US to remain opposed to carbon offsets despite expectations: Citi



Copenhagen (Platts)--17Mar2009

The US government will likely continue to remain opposed to the use of
international carbon offsets to reduce greenhouse gas emissions in any
successor agreement to the Kyoto Protocol despite the developing world already
banking on the continued use of the credits post-2012, Citigroup head of
emissions markets Garth Edward said Tuesday.

The US government is happy to host regional carbon cap-and-trade systems
that include domestic offsets, but there is "no demand" for UN Certified
Emission Reductions offsets in any regional system for several reasons,
chiefly that President Barack Obama is "not strong enough" to force Congress
to accept the use of the credits, Edward told Point Carbon's Carbon Markets
Insights 2009 conference in Copenhagen.

Edward said that -- within the debate between Obama and Congress -- the
principle of "tax versus trade," the future structure of a US emissions
trading scheme and "economic nationalism" are the key elements blocking US
government acceptance of the use of offsets to mitigate higher prices.

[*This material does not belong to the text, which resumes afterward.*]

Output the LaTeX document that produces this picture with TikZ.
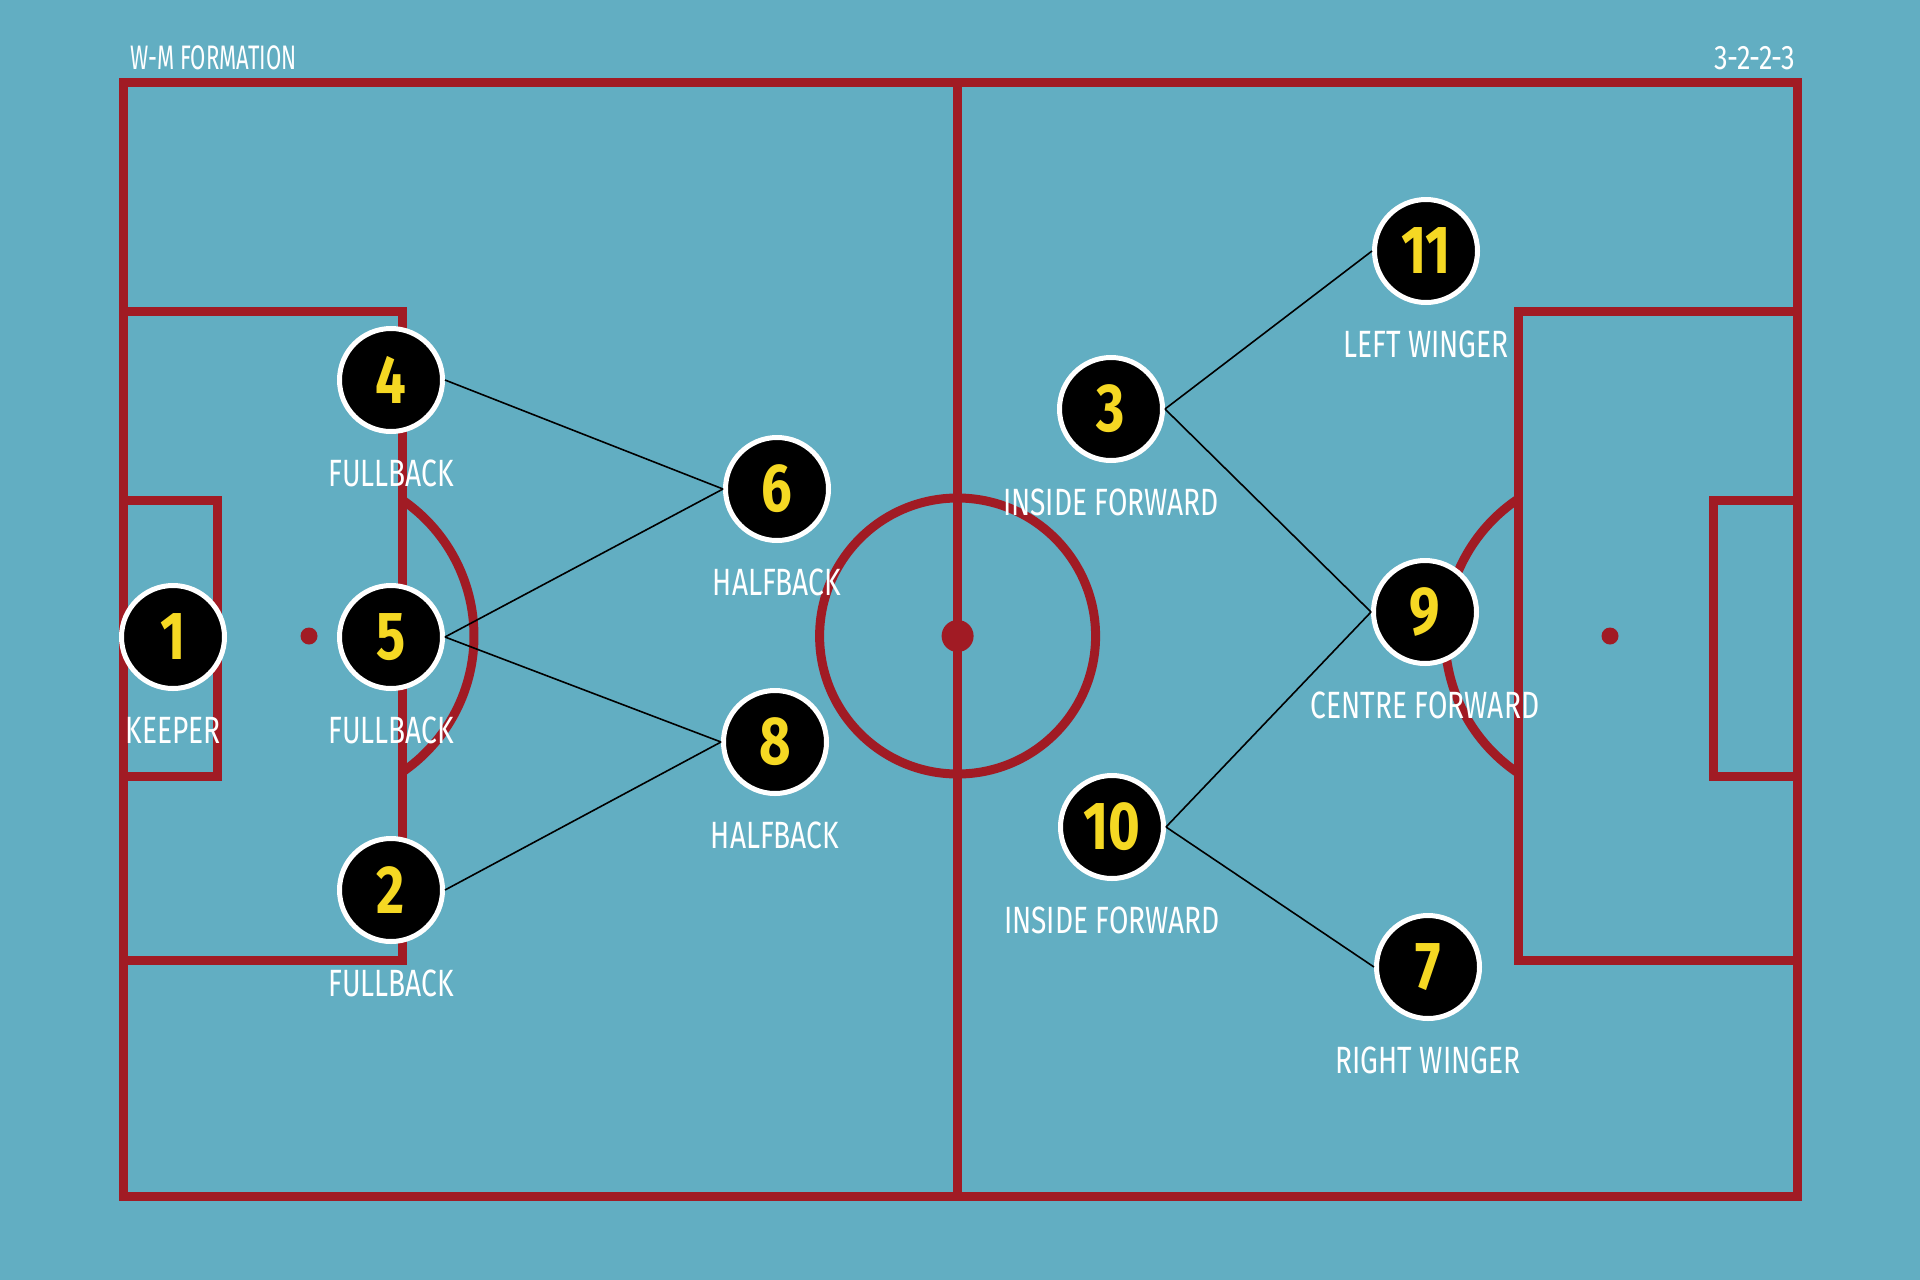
\documentclass[tikz,border=0pt]{standalone}
\usepackage{fontspec}
\newfontfamily\cf[FakeStretch=0.74]{Fira Sans}
\newfontfamily\ct[FakeStretch=0.65]{Fira Sans}
\newfontfamily\cn[FakeStretch=0.8]{Fira Sans}
\newfontfamily\cd[FakeStretch=0.8]{Fira Sans}
\definecolor{bg}{HTML}{62AEC2}
\definecolor{pr}{HTML}{A11B24}
\definecolor{ny}{HTML}{F5D823}
\begin{document}
\begin{tikzpicture}[x=1pt,y=-1pt,
  pline/.style={draw=pr,line width=9pt},
  player/.style={circle,fill=black,draw=white,line width=5pt,minimum size=103pt,inner sep=0pt,text=ny,font=\cd\bfseries\fontsize{68}{68}\selectfont},
  lbl/.style={text=white,inner sep=0pt,font=\cf\fontsize{38}{38}\selectfont},
  ttl/.style={text=white,inner sep=0pt,font=\ct\fontsize{34}{34}\selectfont},
  link/.style={draw=black,line width=1.6pt}]
\fill[bg] (0,0) rectangle (1920,1280);
\useasboundingbox (0,0) rectangle (1920,1280);
% pitch
\draw[pline] (123,82) rectangle (1797,1196);
\draw[pline] (957.6,82) -- (957.6,1196);
\draw[pline] (957.6,636) circle[radius=138];
\fill[pr] (957.6,636) circle[radius=16];
% left end
\draw[pline] (123,311) rectangle (402,960);
\draw[pline] (123,500) rectangle (217,776);
\fill[pr] (309,636) circle[radius=8.5];
\draw[pline] (309,636) ++(-55.7:165) arc[start angle=-55.7,end angle=55.7,radius=165];
% right end
\draw[pline] (1518,311) rectangle (1797,960);
\draw[pline] (1713,500) rectangle (1797,776);
\fill[pr] (1610,636) circle[radius=8.5];
\draw[pline] (1610,636) ++(124.3:165) arc[start angle=124.3,end angle=235.7,radius=165];
% titles
\node[ttl,anchor=west] (title) at (130,58) {W-M FORMATION};
\node[ttl,anchor=east,font=\cn\fontsize{34}{34}\selectfont] (system) at (1795,58) {3-2-2-3};
% players
\node[player] (p1) at (173,637) {1};
\node[player] (p4) at (391,380) {4};
\node[player] (p5) at (391,637) {5};
\node[player] (p2) at (391,890) {2};
\node[player] (p6) at (777,489) {6};
\node[player] (p8) at (775,742) {8};
\node[player] (p3) at (1111,409) {3};
\node[player] (p10) at (1112,827) {10};
\node[player] (p11) at (1426,251) {11};
\node[player] (p9) at (1425,612) {9};
\node[player] (p7) at (1428,967) {7};
% labels
\node[lbl] (l1) at (173,730) {KEEPER};
\node[lbl] (l4) at (391,473) {FULLBACK};
\node[lbl] (l5) at (391,730) {FULLBACK};
\node[lbl] (l2) at (391,983) {FULLBACK};
\node[lbl] (l6) at (777,582) {HALFBACK};
\node[lbl] (l8) at (775,835) {HALFBACK};
\node[lbl] (l3) at (1111,502) {INSIDE FORWARD};
\node[lbl] (l10) at (1112,920) {INSIDE FORWARD};
\node[lbl] (l11) at (1426,344) {LEFT WINGER};
\node[lbl] (l9) at (1425,705) {CENTRE FORWARD};
\node[lbl] (l7) at (1428,1060) {RIGHT WINGER};
% links
\draw[link] (p4.east) -- (p6.west);
\draw[link] (p5.east) -- (p6.west);
\draw[link] (p5.east) -- (p8.west);
\draw[link] (p2.east) -- (p8.west);
\draw[link] (p3.east) -- (p11.west);
\draw[link] (p3.east) -- (p9.west);
\draw[link] (p10.east) -- (p9.west);
\draw[link] (p10.east) -- (p7.west);
\end{tikzpicture}
\end{document}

"There are some positives though. The US federal [cap-and-trade system]
will likely be much wider than the EU ETS, and this will force Canada to act,"
Edward said.

Edward added that the northeast US' Regional Greenhouse Gas Initiative
"will probably be oversupplied" and will not need to bring in international
offsets to mitigate higher prices.

"The [federal US] ETS will likely have some kind of price intervention
and an auctioning role still has to be defined. Anything that happens in the
US will be bigger than what is going on in the EU though, notably by the
inclusion of car tail pipe emissions," he said.